Describe how the graph of each function is related to the graph of $${f}({x})={x}^{2}$$
$${g}({x})=2({x}-1)^{2}$$

Answer

**step1** Understanding the base function

The given base function is $$f(x) = x^2$$. This function represents a standard parabola that opens upwards, with its lowest point, known as the vertex, located at the origin $$(0,0)$$ on the coordinate plane.

**step2** Understanding the transformed function

The function we need to analyze is $$g(x) = 2(x-1)^2$$. Our goal is to describe, step-by-step, how the graph of $$g(x)$$ can be obtained by transforming the graph of $$f(x)$$.

**step3** Identifying the horizontal shift

Let's first observe the term $$(x-1)$$ inside the parentheses of $$g(x)$$, which is squared. In general, when a constant value, say 'c', is subtracted from 'x' within a function (e.g., $$f(x-c)$$), the graph shifts horizontally. If 'c' is a positive number, the graph shifts 'c' units to the right. Here, we have $$(x-1)^2$$, which means the graph of $$f(x)=x^2$$ is shifted $$1$$ unit to the right. Consequently, the vertex of the parabola moves from its original position at $$(0,0)$$ to a new position at $$(1,0)$$.

**step4** Identifying the vertical stretch

Next, let's consider the coefficient $$2$$ that multiplies the entire squared term, $$2(x-1)^2$$. When a function is multiplied by a positive constant, say 'a' (e.g., $$a \cdot f(x)$$), it results in a vertical stretch or compression of the graph. If the absolute value of 'a' is greater than $$1$$ (i.e., $$|a| > 1$$), the graph is stretched vertically by a factor of 'a'. In this case, we have $$2$$ multiplying the expression, meaning the graph is stretched vertically by a factor of $$2$$. This stretching makes the parabola appear "narrower" compared to the original graph of $$f(x)=x^2$$.

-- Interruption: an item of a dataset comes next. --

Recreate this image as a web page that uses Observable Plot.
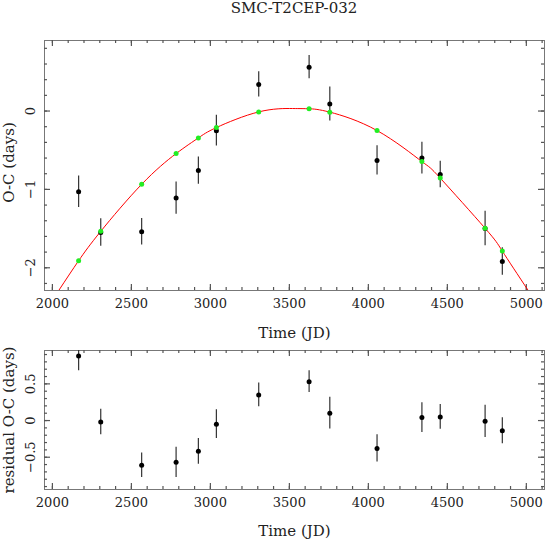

**step5** Summarizing the transformations

To summarize, to obtain the graph of $$g(x) = 2(x-1)^2$$ from the graph of $$f(x) = x^2$$, the following two transformations are applied sequentially:
1. The graph of $$f(x)$$ is shifted $$1$$ unit to the right.
2. The resulting graph is then stretched vertically by a factor of $$2$$.